Clearly, something happened in the few days after Bob Jones’s sudden death at the beginning of July. Did Mr Jamieson suddenly get it into his head that he would like to cast off his carpet slippers, run for the £100,000-a-year PCC job, and take responsibility for the West Midlands Police Force’s £540 million annual budget with all of the hard work and long hours that will involve?
Or, perhaps more likely, did somebody in the Labour hierarchy tap up Mr Jamieson and invite him to throw his hat into the ring on the basis that he would be a competent PCC and a safe pair of hands and most likely would only have to do the job for a couple of years anyway?

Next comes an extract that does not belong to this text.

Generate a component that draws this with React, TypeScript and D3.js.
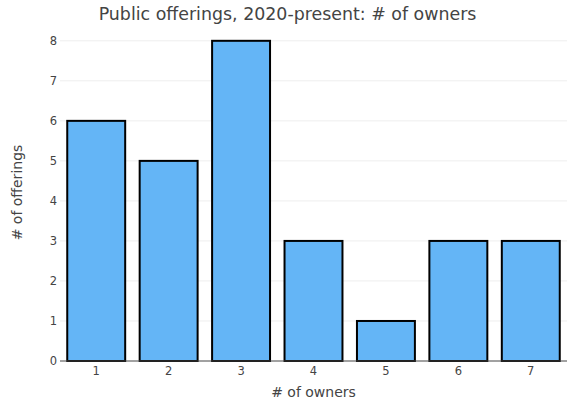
import { useRef, useEffect } from 'react';
import * as d3 from 'd3';

const categories = ['1', '2', '3', '4', '5', '6', '7'];
const offerings = [6, 5, 8, 3, 1, 3, 3];
const yTicks = [0, 1, 2, 3, 4, 5, 6, 7, 8];

const FONT = '"DejaVu Sans", Verdana, sans-serif';

export default function App() {
  const svgRef = useRef<SVGSVGElement>(null);

  useEffect(() => {
    document.body.style.margin = '0';
    if (!svgRef.current) return;

    const width = 575;
    const height = 400;
    const svg = d3.select(svgRef.current);
    svg.selectAll('*').remove();
    svg.attr('width', width).attr('height', height);

    const margin = { top: 24, right: 8, bottom: 39, left: 60 };
    const innerHeight = height - margin.top - margin.bottom;

    // plotly-style bars: 0.8 of each category slot, centred
    const xScale = d3
      .scaleBand()
      .domain(categories)
      .range([margin.left, width - margin.right])
      .paddingInner(0.2)
      .paddingOuter(0.1);

    const yScale = d3
      .scaleLinear()
      .domain([0, 8.42])
      .range([margin.top + innerHeight, margin.top]);

    // Gridlines
    svg
      .selectAll('.grid')
      .data(yTicks.filter((t) => t > 0))
      .join('line')
      .attr('x1', margin.left)
      .attr('x2', width - margin.right)
      .attr('y1', (d) => yScale(d))
      .attr('y2', (d) => yScale(d))
      .attr('stroke', '#eee')
      .attr('stroke-width', 1);

    // Bars
    svg
      .selectAll('.bar')
      .data(offerings)
      .join('rect')
      .attr('x', (_, i) => xScale(categories[i]) || 0)
      .attr('width', xScale.bandwidth())
      .attr('y', (d) => yScale(d))
      .attr('height', (d) => yScale(0) - yScale(d))
      .attr('fill', '#64b5f6')
      .attr('stroke', '#000')
      .attr('stroke-width', 2);

    // Bottom axis line
    svg
      .append('line')
      .attr('x1', margin.left)
      .attr('x2', width - margin.right)
      .attr('y1', yScale(0))
      .attr('y2', yScale(0))
      .attr('stroke', '#444')
      .attr('stroke-width', 1);

    // Y tick labels
    svg
      .selectAll('.ytick')
      .data(yTicks)
      .join('text')
      .attr('x', margin.left - 3)
      .attr('y', (d) => yScale(d))
      .attr('dy', '0.35em')
      .attr('text-anchor', 'end')
      .attr('font-family', FONT)
      .attr('font-size', 11.5)
      .attr('fill', '#444')
      .text((d) => d);

    // X tick labels
    svg
      .selectAll('.xtick')
      .data(categories)
      .join('text')
      .attr('x', (d) => (xScale(d) || 0) + xScale.bandwidth() / 2)
      .attr('y', yScale(0) + 14)
      .attr('text-anchor', 'middle')
      .attr('font-family', FONT)
      .attr('font-size', 11.5)
      .attr('fill', '#444')
      .text((d) => d);

    // Title
    svg
      .append('text')
      .attr('x', width / 2)
      .attr('y', 20)
      .attr('text-anchor', 'middle')
      .attr('font-family', FONT)
      .attr('font-size', 17.4)
      .attr('fill', '#444')
      .text('Public offerings, 2020-present: # of owners');

    // X axis title
    svg
      .append('text')
      .attr('x', (margin.left + width - margin.right) / 2)
      .attr('y', 397)
      .attr('text-anchor', 'middle')
      .attr('font-family', FONT)
      .attr('font-size', 14)
      .attr('fill', '#444')
      .text('# of owners');

    // Y axis title
    svg
      .append('text')
      .attr('transform', `translate(22,${margin.top + innerHeight / 2}) rotate(-90)`)
      .attr('text-anchor', 'middle')
      .attr('font-family', FONT)
      .attr('font-size', 14)
      .attr('fill', '#444')
      .text('# of offerings');
  }, []);

  return <svg ref={svgRef} style={{ display: 'block' }} />;
}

Jack Dromey, the MP for Erdington, is shadow police minister and was much in attendance while Mr Jamieson conducted his brief campaign for votes. Did Dromey play any role in suggesting to the Labour high command that Jamieson would be a good choice?
We shall probably never know the exact circumstances. But what we do know is that Yvonne Mosquito, the deputy PCC and a Labour councillor in Birmingham, did want the job. She was interviewed by a party selection committee along with Mr Jamieson and turned down.
Not as much fuss as you might expect has been made about this by grassroots Labour members in the West Midlands. Perhaps no one thought Ms Mosquito would get the nod anyway. It’s a fact, though, that Labour rejected the chance to elect the country’s first black PCC, and a woman to boot.
Jamieson, astutely, made it clear that he would ask Ms Mosquito to carry on as deputy PCC if he won the election, which she has agreed to do having spent the brief period after Mr Jones’s death as acting PCC.
So the first unknown factor in the life of the new West Midlands PCC is his relationship with his deputy. Bob Jones was most careful to involve Ms Mosquito in every important decision he made, a fact that she made reference to in a speech to the Police and Crime Panel following Jones’s death. Mr Jamieson, I suspect, will have to tread carefully here for some time to come.
The second uncertainty about the new regime must be Jamieson’s attitude to the three Assistant PCC’s appointed by Jones, who all sit on the Strategic Policing and Crime Board alongside four non-executive members. The Assistant PCCs – Faye Abbott, Mohammad Nazir and Judy Foster – are all Labour councillors who are paid £22,500 a year for their troubles.
Will they keep their jobs? Will the Strategic Policing and Crime Board even remain in place?
Finally, and of the utmost importance, there is the matter of Jamieson’s relationship with the West Midlands chief constable Chris Sims.
Jones and Sims got on reasonably well, and they had worked together for a long time under the former Police Authority. There were some tensions though, generally over the correct definition of ‘operational duties’ which fall under the control of the chief constable, and everything else which is under the remit of the PCC.
The most powerful weapon at the disposal of the PCC, after setting the budget and policing priorities, is the ability to take disciplinary action against, or even to sack, the chief constable. No one is suggesting even remotely that such an outcome will happen in the West Midlands, but PCCs in other parts of the country have clashed with their chief constables with disastrous results.
In the aftermath of the 2012 PCC elections, Avon & Somerset chief constable Colin Port and Gwent’s Carmel Napier both stepped down, while the chief constable of Lincolnshire, Neil Rhodes, was suspended by his PCC.
Chief constables are not generally known for taking kindly to being told what to do by politicians, or indeed anyone else. The new dynamic imposed by PCCs, with a measure of direct political control over the police, opens up plenty of options for friction.
The emerging Jamieson-Sims relationship, therefore, is something to be observed carefully over the next few months. I expect both sides to take a cautious approach, at first.